基金financial support from the Key Laboratory of Aquatic Product Processing,Ministry of Agriculture,P.R.China(NYJG201901)Natural Science Foundation of Shandong Province(ZR2019MC014)+1 种基金China Agriculture Research System of MOF and MARA(CARS-46)Jiangsu Provincial Science and Technology Program(LYG-SZ201815).
文摘Many aquatic products have been stored using superchilling technology, but rarely used for the storage of sturgeon fillets. In this study, we investigated the effects of protein oxidation, cathepsin, and various freezing temperatures on the quality of superchilled sturgeon fillets. Sensory evaluation results showed that the sensory attributes of superchilled (−3 °C) sturgeon fillets were acceptable three times longer (18 days) than samples stored at refrigeration temperatures (4 °C). The sarcoplasmic protein, carbonyl, myofibrillar protein, total sulfhydryl content and the surface hydrophobicity were determined using fluorescence spectrophotometry and SDS-PAGE. Results showed that superchilling might protect myofibrillar proteins from oxidation compared to refrigeration temperatures.

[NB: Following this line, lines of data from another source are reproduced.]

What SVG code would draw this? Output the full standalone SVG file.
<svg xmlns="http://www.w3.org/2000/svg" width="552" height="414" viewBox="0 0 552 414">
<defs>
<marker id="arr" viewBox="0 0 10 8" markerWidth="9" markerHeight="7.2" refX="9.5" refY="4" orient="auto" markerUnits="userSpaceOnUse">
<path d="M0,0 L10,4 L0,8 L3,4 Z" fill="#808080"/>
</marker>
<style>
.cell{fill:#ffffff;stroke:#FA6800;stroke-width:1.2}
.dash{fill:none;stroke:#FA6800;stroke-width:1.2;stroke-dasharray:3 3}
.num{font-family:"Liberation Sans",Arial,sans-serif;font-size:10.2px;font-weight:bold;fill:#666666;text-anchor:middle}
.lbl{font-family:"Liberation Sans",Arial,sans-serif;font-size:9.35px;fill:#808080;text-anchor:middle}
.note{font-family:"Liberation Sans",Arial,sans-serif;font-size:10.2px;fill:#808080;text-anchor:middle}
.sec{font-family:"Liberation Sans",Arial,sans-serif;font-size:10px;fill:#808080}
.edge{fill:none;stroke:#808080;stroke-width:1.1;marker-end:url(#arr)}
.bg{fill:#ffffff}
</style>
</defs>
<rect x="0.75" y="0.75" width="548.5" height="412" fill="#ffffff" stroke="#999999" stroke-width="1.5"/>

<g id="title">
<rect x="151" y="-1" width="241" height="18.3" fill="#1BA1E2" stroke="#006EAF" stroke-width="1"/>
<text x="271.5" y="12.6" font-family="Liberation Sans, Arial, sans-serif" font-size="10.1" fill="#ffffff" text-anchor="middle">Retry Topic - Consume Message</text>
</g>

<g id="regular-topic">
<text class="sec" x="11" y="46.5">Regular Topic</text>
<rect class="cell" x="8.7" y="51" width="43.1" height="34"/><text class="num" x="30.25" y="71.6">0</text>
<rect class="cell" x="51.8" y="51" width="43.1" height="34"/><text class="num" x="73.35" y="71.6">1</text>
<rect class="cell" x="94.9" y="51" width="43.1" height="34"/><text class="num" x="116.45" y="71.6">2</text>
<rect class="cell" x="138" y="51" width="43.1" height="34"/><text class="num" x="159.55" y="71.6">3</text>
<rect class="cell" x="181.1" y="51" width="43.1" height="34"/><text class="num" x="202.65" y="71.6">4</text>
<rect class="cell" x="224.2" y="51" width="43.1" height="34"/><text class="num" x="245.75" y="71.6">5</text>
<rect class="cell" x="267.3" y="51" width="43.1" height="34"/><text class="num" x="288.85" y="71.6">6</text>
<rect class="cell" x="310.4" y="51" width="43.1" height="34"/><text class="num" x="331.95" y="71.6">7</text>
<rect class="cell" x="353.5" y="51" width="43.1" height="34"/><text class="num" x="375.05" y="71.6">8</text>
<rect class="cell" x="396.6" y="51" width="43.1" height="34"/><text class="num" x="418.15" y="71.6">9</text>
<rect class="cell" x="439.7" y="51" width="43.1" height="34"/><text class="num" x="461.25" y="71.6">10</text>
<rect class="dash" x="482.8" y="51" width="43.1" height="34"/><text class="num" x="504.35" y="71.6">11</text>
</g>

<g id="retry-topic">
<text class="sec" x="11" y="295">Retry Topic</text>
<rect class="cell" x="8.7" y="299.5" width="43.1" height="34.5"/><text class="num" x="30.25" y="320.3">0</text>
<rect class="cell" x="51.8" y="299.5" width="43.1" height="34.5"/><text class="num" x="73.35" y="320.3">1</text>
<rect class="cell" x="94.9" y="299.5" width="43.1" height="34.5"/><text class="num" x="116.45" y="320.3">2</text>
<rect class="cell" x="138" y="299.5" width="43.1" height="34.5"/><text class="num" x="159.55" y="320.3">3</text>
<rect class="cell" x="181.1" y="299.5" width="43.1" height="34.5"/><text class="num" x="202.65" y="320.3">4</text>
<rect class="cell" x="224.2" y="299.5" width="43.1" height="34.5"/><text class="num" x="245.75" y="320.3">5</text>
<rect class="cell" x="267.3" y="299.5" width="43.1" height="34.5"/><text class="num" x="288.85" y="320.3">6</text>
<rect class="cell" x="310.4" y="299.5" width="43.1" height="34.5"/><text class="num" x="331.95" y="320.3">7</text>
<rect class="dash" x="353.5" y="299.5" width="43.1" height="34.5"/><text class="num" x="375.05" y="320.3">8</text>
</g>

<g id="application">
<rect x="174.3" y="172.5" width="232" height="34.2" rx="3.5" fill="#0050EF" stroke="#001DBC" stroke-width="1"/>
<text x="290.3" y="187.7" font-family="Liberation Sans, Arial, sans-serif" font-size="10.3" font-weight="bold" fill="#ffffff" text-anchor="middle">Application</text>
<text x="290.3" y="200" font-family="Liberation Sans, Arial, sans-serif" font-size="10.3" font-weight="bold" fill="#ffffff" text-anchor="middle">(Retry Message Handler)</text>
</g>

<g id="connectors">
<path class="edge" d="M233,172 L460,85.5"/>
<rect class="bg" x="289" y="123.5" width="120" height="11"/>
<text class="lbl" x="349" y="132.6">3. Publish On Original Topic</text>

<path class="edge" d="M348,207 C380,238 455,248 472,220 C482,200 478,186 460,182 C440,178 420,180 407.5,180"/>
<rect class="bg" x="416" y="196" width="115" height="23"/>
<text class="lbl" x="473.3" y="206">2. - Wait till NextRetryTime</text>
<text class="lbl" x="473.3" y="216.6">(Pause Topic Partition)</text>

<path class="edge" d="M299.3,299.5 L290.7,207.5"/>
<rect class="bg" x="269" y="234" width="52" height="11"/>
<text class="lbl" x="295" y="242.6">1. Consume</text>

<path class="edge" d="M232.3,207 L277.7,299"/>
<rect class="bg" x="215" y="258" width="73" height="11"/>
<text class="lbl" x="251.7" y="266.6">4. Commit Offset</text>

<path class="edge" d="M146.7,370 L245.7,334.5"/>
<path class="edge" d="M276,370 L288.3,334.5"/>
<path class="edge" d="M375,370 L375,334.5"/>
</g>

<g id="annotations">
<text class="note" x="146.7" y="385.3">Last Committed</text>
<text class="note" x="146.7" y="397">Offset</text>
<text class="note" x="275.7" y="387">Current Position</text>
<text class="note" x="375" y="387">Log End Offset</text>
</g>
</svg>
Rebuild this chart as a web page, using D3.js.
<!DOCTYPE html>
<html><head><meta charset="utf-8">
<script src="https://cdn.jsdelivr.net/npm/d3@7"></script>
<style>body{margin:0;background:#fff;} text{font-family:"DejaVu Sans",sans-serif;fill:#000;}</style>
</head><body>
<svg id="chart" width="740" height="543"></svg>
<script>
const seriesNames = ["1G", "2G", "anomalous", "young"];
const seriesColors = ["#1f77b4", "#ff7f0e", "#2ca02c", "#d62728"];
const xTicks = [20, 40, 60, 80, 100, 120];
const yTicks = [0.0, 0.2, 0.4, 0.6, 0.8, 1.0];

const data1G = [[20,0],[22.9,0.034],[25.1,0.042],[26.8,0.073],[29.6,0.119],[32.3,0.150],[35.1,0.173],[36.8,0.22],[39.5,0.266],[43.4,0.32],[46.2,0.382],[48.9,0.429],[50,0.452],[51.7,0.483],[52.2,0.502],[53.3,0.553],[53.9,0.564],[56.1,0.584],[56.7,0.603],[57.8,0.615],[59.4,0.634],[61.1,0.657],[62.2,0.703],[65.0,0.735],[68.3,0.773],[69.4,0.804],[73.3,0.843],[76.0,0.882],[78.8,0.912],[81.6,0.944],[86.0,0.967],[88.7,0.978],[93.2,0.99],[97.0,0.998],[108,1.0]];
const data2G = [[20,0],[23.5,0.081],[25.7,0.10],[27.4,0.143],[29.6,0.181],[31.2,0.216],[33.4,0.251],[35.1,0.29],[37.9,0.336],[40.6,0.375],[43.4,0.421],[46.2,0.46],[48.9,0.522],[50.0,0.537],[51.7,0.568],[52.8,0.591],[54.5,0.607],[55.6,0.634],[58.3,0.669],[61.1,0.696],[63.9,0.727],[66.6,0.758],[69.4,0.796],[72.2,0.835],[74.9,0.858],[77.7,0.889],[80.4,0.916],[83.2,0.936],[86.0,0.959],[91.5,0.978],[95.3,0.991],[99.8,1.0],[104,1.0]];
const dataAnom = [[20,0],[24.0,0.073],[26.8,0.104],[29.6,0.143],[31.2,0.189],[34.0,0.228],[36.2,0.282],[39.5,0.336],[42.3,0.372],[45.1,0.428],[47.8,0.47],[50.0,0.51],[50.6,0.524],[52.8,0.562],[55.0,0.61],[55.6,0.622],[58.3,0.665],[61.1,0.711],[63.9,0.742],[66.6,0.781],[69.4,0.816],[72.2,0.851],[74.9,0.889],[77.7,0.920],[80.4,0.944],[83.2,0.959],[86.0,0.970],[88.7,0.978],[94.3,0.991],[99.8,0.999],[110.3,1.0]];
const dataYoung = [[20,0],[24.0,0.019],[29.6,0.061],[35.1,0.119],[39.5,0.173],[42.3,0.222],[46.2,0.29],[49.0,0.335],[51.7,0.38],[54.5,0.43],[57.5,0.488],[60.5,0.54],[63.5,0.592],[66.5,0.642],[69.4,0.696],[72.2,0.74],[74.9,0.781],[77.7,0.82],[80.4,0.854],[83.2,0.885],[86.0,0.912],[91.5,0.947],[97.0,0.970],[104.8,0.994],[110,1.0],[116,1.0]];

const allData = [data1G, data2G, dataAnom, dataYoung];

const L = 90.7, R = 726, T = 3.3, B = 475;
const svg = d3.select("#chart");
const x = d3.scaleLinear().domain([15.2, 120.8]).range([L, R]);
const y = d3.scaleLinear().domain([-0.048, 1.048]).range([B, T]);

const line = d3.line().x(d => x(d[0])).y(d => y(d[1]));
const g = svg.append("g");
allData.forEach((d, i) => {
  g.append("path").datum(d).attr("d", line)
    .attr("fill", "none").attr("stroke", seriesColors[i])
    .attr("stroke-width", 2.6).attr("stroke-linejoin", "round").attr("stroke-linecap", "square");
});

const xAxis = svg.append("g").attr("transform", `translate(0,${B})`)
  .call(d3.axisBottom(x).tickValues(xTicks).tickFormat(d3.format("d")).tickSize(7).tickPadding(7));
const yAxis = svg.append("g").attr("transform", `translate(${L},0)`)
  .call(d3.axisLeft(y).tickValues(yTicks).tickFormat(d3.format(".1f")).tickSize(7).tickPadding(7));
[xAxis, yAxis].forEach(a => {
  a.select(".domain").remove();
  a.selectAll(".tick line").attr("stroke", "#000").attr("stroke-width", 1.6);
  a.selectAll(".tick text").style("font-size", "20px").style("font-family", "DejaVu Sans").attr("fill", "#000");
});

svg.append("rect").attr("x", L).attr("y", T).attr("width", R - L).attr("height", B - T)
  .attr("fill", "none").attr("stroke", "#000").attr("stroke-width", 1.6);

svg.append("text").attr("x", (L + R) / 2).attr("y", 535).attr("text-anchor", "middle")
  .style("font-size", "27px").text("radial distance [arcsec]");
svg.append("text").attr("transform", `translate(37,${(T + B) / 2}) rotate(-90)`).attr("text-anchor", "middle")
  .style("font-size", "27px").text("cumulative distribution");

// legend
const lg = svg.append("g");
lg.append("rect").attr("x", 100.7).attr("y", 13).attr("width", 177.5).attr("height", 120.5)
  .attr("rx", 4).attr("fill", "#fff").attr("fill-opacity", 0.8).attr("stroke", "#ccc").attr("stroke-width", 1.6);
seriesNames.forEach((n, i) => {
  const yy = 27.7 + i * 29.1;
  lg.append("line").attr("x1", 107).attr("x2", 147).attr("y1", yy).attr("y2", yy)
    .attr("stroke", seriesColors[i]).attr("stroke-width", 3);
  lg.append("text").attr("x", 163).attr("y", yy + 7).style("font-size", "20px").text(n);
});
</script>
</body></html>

The activity of the three cathepsins (B, L, and H) in terms of myofibrillar, mitochondria, lysosomes, and sarcoplasm demonstrated that superchilling can inhibit cathepsins activity in sturgeon and protect its muscle structure. Microscopic observations showed that as the temperature decreased, the gap area of the muscle fibers decreased, and the deformation of cross-sectional slices was gradually reduced. In addition, the freezing rate of ice crystals produced during the freezing process influenced the muscle structure, texture, and sensory attributes. Superchilled sturgeon fillets showed good hardness, chewiness, and water retention. In conclusion, superchilling technology shows promise for its ability to extend the shelf life while maintaining the texture and sensory attributes of fresh sturgeon fillets.